● **Task**
Will you write out the data exactly, excluding every picture?

-------------------------

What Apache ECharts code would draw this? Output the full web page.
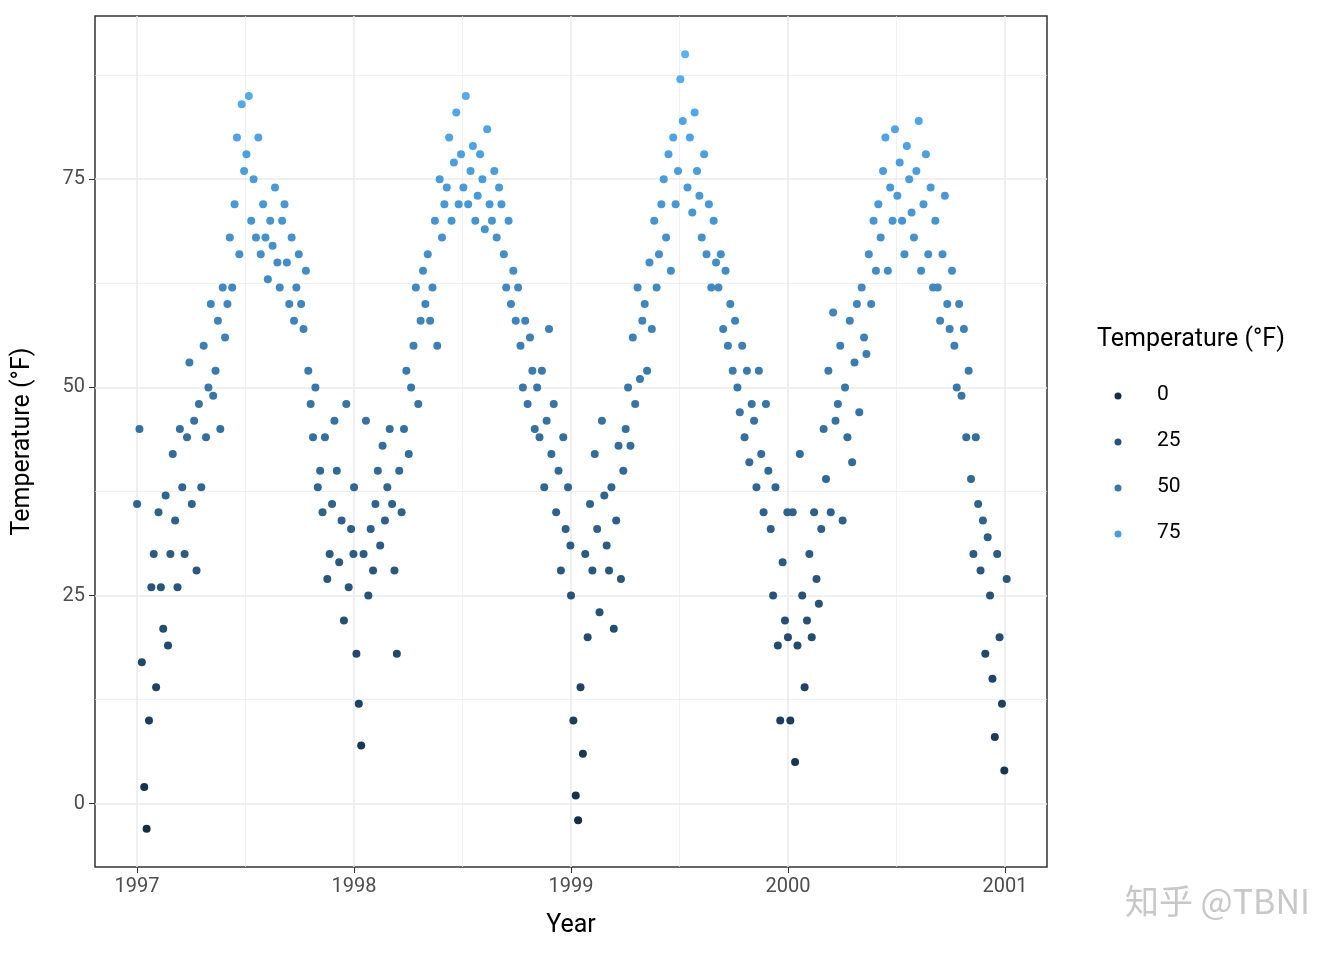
<!DOCTYPE html>
<html style="height: 100%">
<head>
    <meta charset="utf-8">
    <script src="https://cdn.jsdelivr.net/npm/echarts@6/dist/echarts.min.js"></script>
</head>
<body style="height: 100%; margin: 0; background: #fff">
<div id="main" style="width: 1344px; height: 960px"></div>
<script type="text/javascript">
    // temperatures, one value every 4 days from Jan 1
    var years = [1997, 1998, 1999, 2000];
    var temp1997 = [36,45,17,2,-3,10,26,30, 14,35,26,21,37,19,30,42, 34,26,45,38,30,44,53,36,
        46,28,48,38,55,44,50, 60,49,52,58,45,62,56,60, 68,62,72,80,66,84,76,
        78,85,70,75,68,80,66,72, 68,63,70,67,74,65,62,70, 72,65,60,68,58,62,66,
        60,57,64,52,48,44,50,38, 40,35,44,27,30,36,46, 40,29,34,22,48,26,33,30];
    var temp1998 = [38,18,12,7,30,46,25,33, 28,36,40,31,43,34,38,45, 36,28,18,40,35,45,52,42,
        50,55,62,48,58,64,60, 66,58,62,70,55,75,68,72, 74,80,70,77,83,72,78,
        74,85,72,76,79,70,73,78, 75,69,81,72,70,76,68,74, 72,66,62,70,60,64,58,
        62,55,50,58,48,56,52,45, 50,44,52,38,46,57,42, 48,35,40,28,44,33,38,31];
    var temp1999 = [25,10,1,-2,14,6,30,20, 36,28,42,33,23,46,37,31, 28,38,21,34,43,27,40,45,
        50,43,56,48,62,51,58, 60,52,65,57,70,62,66,72, 75,68,78,64,80,72,76,
        87,82,90,74,80,71,83,76, 73,68,78,66,72,62,70,65, 62,66,57,64,55,60,52,
        58,50,47,55,44,52,41,48, 46,38,52,42,35,48,40, 33,25,38,19,10,29,22,35];
    var temp2000 = [20,10,35,5,19,42,25,14, 22,30,20,35,27,24,33,45, 39,52,35,59,46,48,55,34,
        50,44,58,41,53,60,47, 62,56,54,66,60,70,64,72, 68,76,80,64,74,70,81,
        73,77,70,66,79,75,71,68, 76,82,64,72,78,66,74,62, 70,62,58,66,73,60,57,
        64,55,50,60,49,57,44,52, 39,30,44,36,28,34,18,32, 25,15,8,30,20,12,4,27];
    var yTicks = [0, 25, 50, 75];
    var xTicks = [1997, 1998, 1999, 2000, 2001];
    var legendValues = [0, 25, 50, 75];

    var tMin = -3, tMax = 90;
    var lowCol = [0x13, 0x2B, 0x43], highCol = [0x56, 0xB1, 0xF7];
    function colorOf(v) {
        var t = (v - tMin) / (tMax - tMin);
        var c = lowCol.map(function (a, i) { return Math.round(a + (highCol[i] - a) * t); });
        return 'rgb(' + c.join(',') + ')';
    }

    var points = [];
    [temp1997, temp1998, temp1999, temp2000].forEach(function (arr, k) {
        arr.forEach(function (v, i) {
            points.push([years[k] + i * 4 / 365, v]);
        });
    });

    var gridLines = [];
    xTicks.forEach(function (x) { gridLines.push({ xAxis: x, lineStyle: { width: 1.6 } }); });
    [1997.5, 1998.5, 1999.5, 2000.5].forEach(function (x) { gridLines.push({ xAxis: x, lineStyle: { width: 0.7 } }); });
    yTicks.forEach(function (y) { gridLines.push({ yAxis: y, lineStyle: { width: 1.6 } }); });
    [12.5, 37.5, 62.5, 87.5].forEach(function (y) { gridLines.push({ yAxis: y, lineStyle: { width: 0.7 } }); });

    var legendGraphics = [{
        type: 'text', left: 1097, top: 327,
        style: { text: 'Temperature (°F)', font: '25px Roboto', fill: '#000' }
    }];
    legendValues.forEach(function (v, i) {
        legendGraphics.push({ type: 'circle', shape: { cx: 1118, cy: 396 + i * 46, r: 3.5 }, style: { fill: colorOf(v) } });
        legendGraphics.push({ type: 'text', left: 1157, top: 384 + i * 46,
            style: { text: String(v), font: '21px Roboto', fill: '#000' } });
    });
    legendGraphics.push({ type: 'text', right: 34, top: 884,
        style: { text: '知乎 @TBNI', font: '34px "Noto Sans CJK SC"', fill: '#c8c8c8' } });

    var chart = echarts.init(document.getElementById('main'));
    chart.setOption({
        animation: false,
        grid: { left: 95, right: 297, top: 16, bottom: 93, show: true, borderColor: '#333', borderWidth: 1.5 },
        xAxis: {
            type: 'value', min: 1996.806, max: 2001.194,
            name: 'Year', nameLocation: 'middle', nameGap: 46,
            nameTextStyle: { fontSize: 25, fontFamily: 'Roboto', color: '#000' },
            axisLine: { show: false, onZero: false },
            splitLine: { show: false },
            axisTick: { customValues: xTicks, length: 6, lineStyle: { color: '#333' } },
            axisLabel: { customValues: xTicks, fontSize: 20, fontFamily: 'Roboto', color: '#4d4d4d', margin: 10,
                formatter: function (v) { return Math.round(v); } }
        },
        yAxis: {
            type: 'value', min: -7.6, max: 94.6,
            name: 'Temperature (°F)', nameLocation: 'middle', nameGap: 60,
            nameTextStyle: { fontSize: 25, fontFamily: 'Roboto', color: '#000' },
            axisLine: { show: false, onZero: false },
            splitLine: { show: false },
            axisTick: { customValues: yTicks, length: 6, lineStyle: { color: '#333' } },
            axisLabel: { customValues: yTicks, fontSize: 20, fontFamily: 'Roboto', color: '#4d4d4d', margin: 10 }
        },
        graphic: legendGraphics,
        series: [{
            type: 'scatter',
            data: points,
            symbolSize: 8,
            itemStyle: { opacity: 1, color: function (p) { return colorOf(p.value[1]); } },
            markLine: {
                silent: true, symbol: 'none', label: { show: false },
                lineStyle: { color: '#ebebeb', type: 'solid' },
                data: gridLines, z: 0
            }
        }]
    });
</script>
</body>
</html>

-------------------------

● **Full solution**
What Apache ECharts code would draw this? Output the full web page.
<!DOCTYPE html>
<html style="height: 100%">
<head>
    <meta charset="utf-8">
    <script src="https://cdn.jsdelivr.net/npm/echarts@6/dist/echarts.min.js"></script>
</head>
<body style="height: 100%; margin: 0; background: #fff">
<div id="main" style="width: 1344px; height: 960px"></div>
<script type="text/javascript">
    // temperatures, one value every 4 days from Jan 1
    var years = [1997, 1998, 1999, 2000];
    var temp1997 = [36,45,17,2,-3,10,26,30, 14,35,26,21,37,19,30,42, 34,26,45,38,30,44,53,36,
        46,28,48,38,55,44,50, 60,49,52,58,45,62,56,60, 68,62,72,80,66,84,76,
        78,85,70,75,68,80,66,72, 68,63,70,67,74,65,62,70, 72,65,60,68,58,62,66,
        60,57,64,52,48,44,50,38, 40,35,44,27,30,36,46, 40,29,34,22,48,26,33,30];
    var temp1998 = [38,18,12,7,30,46,25,33, 28,36,40,31,43,34,38,45, 36,28,18,40,35,45,52,42,
        50,55,62,48,58,64,60, 66,58,62,70,55,75,68,72, 74,80,70,77,83,72,78,
        74,85,72,76,79,70,73,78, 75,69,81,72,70,76,68,74, 72,66,62,70,60,64,58,
        62,55,50,58,48,56,52,45, 50,44,52,38,46,57,42, 48,35,40,28,44,33,38,31];
    var temp1999 = [25,10,1,-2,14,6,30,20, 36,28,42,33,23,46,37,31, 28,38,21,34,43,27,40,45,
        50,43,56,48,62,51,58, 60,52,65,57,70,62,66,72, 75,68,78,64,80,72,76,
        87,82,90,74,80,71,83,76, 73,68,78,66,72,62,70,65, 62,66,57,64,55,60,52,
        58,50,47,55,44,52,41,48, 46,38,52,42,35,48,40, 33,25,38,19,10,29,22,35];
    var temp2000 = [20,10,35,5,19,42,25,14, 22,30,20,35,27,24,33,45, 39,52,35,59,46,48,55,34,
        50,44,58,41,53,60,47, 62,56,54,66,60,70,64,72, 68,76,80,64,74,70,81,
        73,77,70,66,79,75,71,68, 76,82,64,72,78,66,74,62, 70,62,58,66,73,60,57,
        64,55,50,60,49,57,44,52, 39,30,44,36,28,34,18,32, 25,15,8,30,20,12,4,27];
    var yTicks = [0, 25, 50, 75];
    var xTicks = [1997, 1998, 1999, 2000, 2001];
    var legendValues = [0, 25, 50, 75];

    var tMin = -3, tMax = 90;
    var lowCol = [0x13, 0x2B, 0x43], highCol = [0x56, 0xB1, 0xF7];
    function colorOf(v) {
        var t = (v - tMin) / (tMax - tMin);
        var c = lowCol.map(function (a, i) { return Math.round(a + (highCol[i] - a) * t); });
        return 'rgb(' + c.join(',') + ')';
    }

    var points = [];
    [temp1997, temp1998, temp1999, temp2000].forEach(function (arr, k) {
        arr.forEach(function (v, i) {
            points.push([years[k] + i * 4 / 365, v]);
        });
    });

    var gridLines = [];
    xTicks.forEach(function (x) { gridLines.push({ xAxis: x, lineStyle: { width: 1.6 } }); });
    [1997.5, 1998.5, 1999.5, 2000.5].forEach(function (x) { gridLines.push({ xAxis: x, lineStyle: { width: 0.7 } }); });
    yTicks.forEach(function (y) { gridLines.push({ yAxis: y, lineStyle: { width: 1.6 } }); });
    [12.5, 37.5, 62.5, 87.5].forEach(function (y) { gridLines.push({ yAxis: y, lineStyle: { width: 0.7 } }); });

    var legendGraphics = [{
        type: 'text', left: 1097, top: 327,
        style: { text: 'Temperature (°F)', font: '25px Roboto', fill: '#000' }
    }];
    legendValues.forEach(function (v, i) {
        legendGraphics.push({ type: 'circle', shape: { cx: 1118, cy: 396 + i * 46, r: 3.5 }, style: { fill: colorOf(v) } });
        legendGraphics.push({ type: 'text', left: 1157, top: 384 + i * 46,
            style: { text: String(v), font: '21px Roboto', fill: '#000' } });
    });
    legendGraphics.push({ type: 'text', right: 34, top: 884,
        style: { text: '知乎 @TBNI', font: '34px "Noto Sans CJK SC"', fill: '#c8c8c8' } });

    var chart = echarts.init(document.getElementById('main'));
    chart.setOption({
        animation: false,
        grid: { left: 95, right: 297, top: 16, bottom: 93, show: true, borderColor: '#333', borderWidth: 1.5 },
        xAxis: {
            type: 'value', min: 1996.806, max: 2001.194,
            name: 'Year', nameLocation: 'middle', nameGap: 46,
            nameTextStyle: { fontSize: 25, fontFamily: 'Roboto', color: '#000' },
            axisLine: { show: false, onZero: false },
            splitLine: { show: false },
            axisTick: { customValues: xTicks, length: 6, lineStyle: { color: '#333' } },
            axisLabel: { customValues: xTicks, fontSize: 20, fontFamily: 'Roboto', color: '#4d4d4d', margin: 10,
                formatter: function (v) { return Math.round(v); } }
        },
        yAxis: {
            type: 'value', min: -7.6, max: 94.6,
            name: 'Temperature (°F)', nameLocation: 'middle', nameGap: 60,
            nameTextStyle: { fontSize: 25, fontFamily: 'Roboto', color: '#000' },
            axisLine: { show: false, onZero: false },
            splitLine: { show: false },
            axisTick: { customValues: yTicks, length: 6, lineStyle: { color: '#333' } },
            axisLabel: { customValues: yTicks, fontSize: 20, fontFamily: 'Roboto', color: '#4d4d4d', margin: 10 }
        },
        graphic: legendGraphics,
        series: [{
            type: 'scatter',
            data: points,
            symbolSize: 8,
            itemStyle: { opacity: 1, color: function (p) { return colorOf(p.value[1]); } },
            markLine: {
                silent: true, symbol: 'none', label: { show: false },
                lineStyle: { color: '#ebebeb', type: 'solid' },
                data: gridLines, z: 0
            }
        }]
    });
</script>
</body>
</html>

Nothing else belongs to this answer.